Les démons du passé de notre héros, ses violines nausées militaires trouvent un noir écho dans les percussions finales de "Beat the drum slowly" qui mettent cette ballade spectrale inaugurale au pas. L'hommage fait, volontaire ou non, à "A reflection" de The Cure avec "The three sisters" (également le titre d'une rareté de Cure, quand j'y pense...) souffle des ténèbres grinçantes enfin lâchées sur le dernier titre, alors qu'elles rôdent tout au long du disque dans les synthés hantés, dans les somptueux choeurs climatiques, dans les arpèges d'un western crépusculaire. Parfait pour notre cowboy âpre rempli de colère, capable de défroquer ses collègues lorsqu'il s'énerve un peu.

Lynchienne et raffinée à la fois, la musique de Timber Timbre empreinte Mullholland drive pour rejoindre un vieux cimetière, longe les lettres HOLLYWOOD pour voir poindre le jour au-dessus de la ville.

 

Deux titres instrumentaux ont fait office de thèmes récurrents dans ma lecture : "Resurrection drive part II", et surtout la gifle "Curtains?!" (je vois des liens partout aujourd'hui, mais ce titre, comment ne pas penser une fois de + à Tindersticks ?), véritable B.O. de polar groovy. Viril comme l'inspecteur Bosch, tendu comme ses mâchoires, claquant comme ses dialogues, rythmé comme sa conduite ; s'il ne fallait garder qu'un titre pour représenter ce personnage, ce serait celui-ci et aucun autre. N'en déplaise à Coltrane.

 

En + le clip semble illustrer toute ma chronique... Merci les gars !

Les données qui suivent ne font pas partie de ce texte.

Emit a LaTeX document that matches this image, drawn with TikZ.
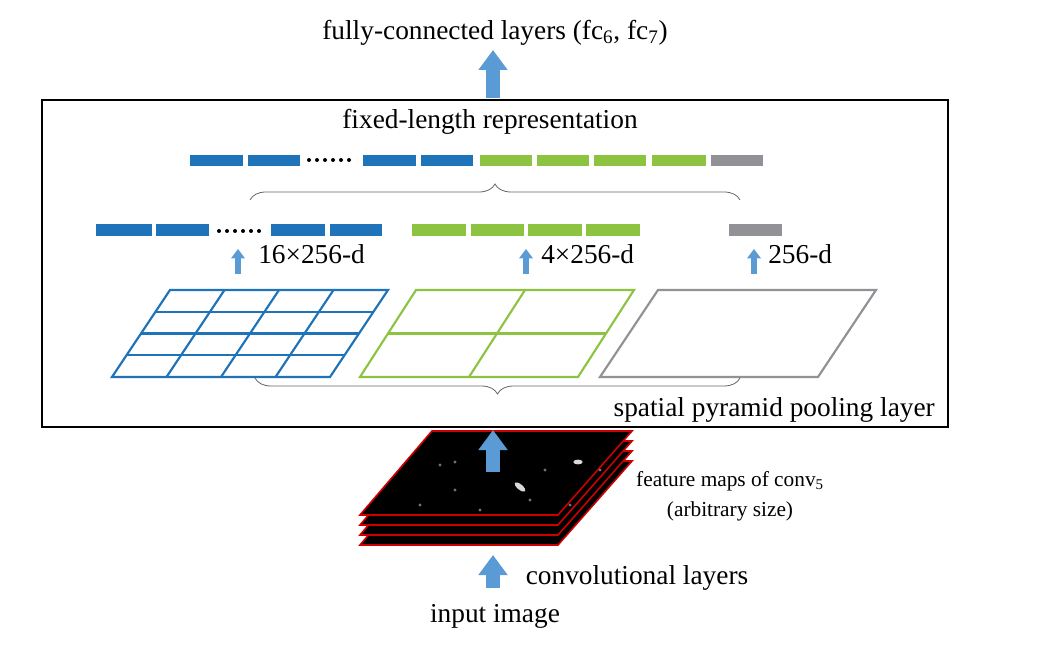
\documentclass[tikz,border=0pt]{standalone}
\usepackage{fontspec}
\setmainfont{Liberation Serif}
\usetikzlibrary{arrows.meta,decorations.pathreplacing,calc}
\definecolor{ablue}{RGB}{91,155,213}
\definecolor{bblue}{RGB}{30,115,185}
\definecolor{bgreen}{RGB}{140,195,65}
\definecolor{bgray}{RGB}{145,145,150}
\begin{document}
\begin{tikzpicture}[x=0.75pt,y=-0.75pt,
  txt/.style={font=\fontsize{20.5}{24}\selectfont, inner sep=0pt},
  big/.style={line width=10.5pt,ablue,-{Triangle[length=15pt,width=21pt]}},
  small/.style={line width=4.5pt,ablue,-{Triangle[length=7pt,width=10pt]}},
  brc/.style={draw=gray!80!black,line width=0.6pt,decorate,decoration={brace,amplitude=12pt}}]
\useasboundingbox (0,0) rectangle (1056,648);
% box
\draw[line width=0.8pt] (42,100) rectangle (948,427);
\node[txt] (fc) at (495,33) {fully-connected layers (fc\textsubscript{6}, fc\textsubscript{7})};
\coordinate (a1s) at (493,98); \coordinate (a1e) at (493,50);
\draw[big] (a1s) -- (a1e);
\node[txt] (fl) at (490,122) {fixed-length representation};
% top bars
\foreach \a/\b/\c in {190/243/bblue,248/300/bblue,363/416/bblue,421/473/bblue,480/532/bgreen,537/589/bgreen,594/646/bgreen,652/706/bgreen,711/763/bgray}
  \fill[\c] (\a,155) rectangle (\b,166);
\foreach \i in {0,...,5} \fill (309+\i*8,160) circle (1.5pt);
% second bars
\foreach \a/\b/\c in {96/152/bblue,156/209/bblue,271/325/bblue,330/382/bblue,412/466/bgreen,471/524/bgreen,528/582/bgreen,586/640/bgreen,729/782/bgray}
  \fill[\c] (\a,224) rectangle (\b,236);
\foreach \i in {0,...,5} \fill (219+\i*8,231) circle (1.5pt);
\draw[brc] (250,200) -- (740,200);
\node[txt,anchor=west] (l1) at (258,254) {16×256-d};
\node[txt,anchor=west] (l2) at (541,254) {4×256-d};
\node[txt,anchor=west] (l3) at (768,254) {256-d};
\foreach \x in {238,526,754} \draw[small] (\x,274) -- (\x,249);
% grids
\draw[bblue,line width=1.6pt] (112,377) -- (330,377) -- (388,290) -- (170,290) -- cycle;
\foreach \t in {0.25,0.5,0.75} {
  \draw[bblue,line width=1.6pt] ($(112,377)!\t!(330,377)$) -- ($(170,290)!\t!(388,290)$);
  \draw[bblue,line width=1.6pt] ($(112,377)!\t!(170,290)$) -- ($(330,377)!\t!(388,290)$);
}
\draw[bgreen,line width=1.6pt] (360,377) -- (578,377) -- (634,290) -- (416,290) -- cycle;
\draw[bgreen,line width=1.6pt] (469,377) -- (525,290);
\draw[bgreen,line width=1.6pt] (388,333.5) -- (606,333.5);
\draw[bgray,line width=1.6pt] (600,377) -- (818,377) -- (876,290) -- (658,290) -- cycle;
\draw[brc] (740,378) -- (255,378);
\node[txt,anchor=east] (spp) at (935,410) {spatial pyramid pooling layer};
% feature maps
\foreach \o in {30,20,10,0}
  \filldraw[fill=black,draw=red!80!black,line width=1.2pt] (360,515+\o) -- (558,515+\o) -- (632,431+\o) -- (432,431+\o) -- cycle;
\foreach \p/\q in {440/465,455/462,545/470,420/505,480/510,570/505,600/470,455/490,530/500}
  \fill[white!45!black] (\p,\q) circle (1.2pt);
\fill[white!85!black,rotate around={-40:(520,487)}] (520,487) ellipse (5pt and 2pt);
\fill[white!85!black] (578,462) ellipse (3.5pt and 1.8pt);
\draw[big] (493,472) -- (493,430);
\node[txt,font=\fontsize{16}{19}\selectfont] (fm1) at (730,481) {feature maps of conv\textsubscript{5}};
\node[txt,font=\fontsize{16}{19}\selectfont] (fm2) at (730,511) {(arbitrary size)};
\draw[big] (493,588) -- (493,555);
\node[txt] (cl) at (637,578) {convolutional layers};
\node[txt] (in) at (495,616) {input image};
\end{tikzpicture}
\end{document}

Lorsque j'entends ce titre et quelques autres de "Hot dreams", je suis irrémédiablement projeté dans les rues de Connelly, en planque avec Bosch. Aujourd'hui je me suis procuré les trois aventures suivantes du dur à cuire. Je continuerai d'écouter cet album exigeant en les lisant, ferai défiler mes propres pellicules saturées d'images et de sons, navigant entre les ombres les + opaques et les lumières brûlantes de Laurel Canyon.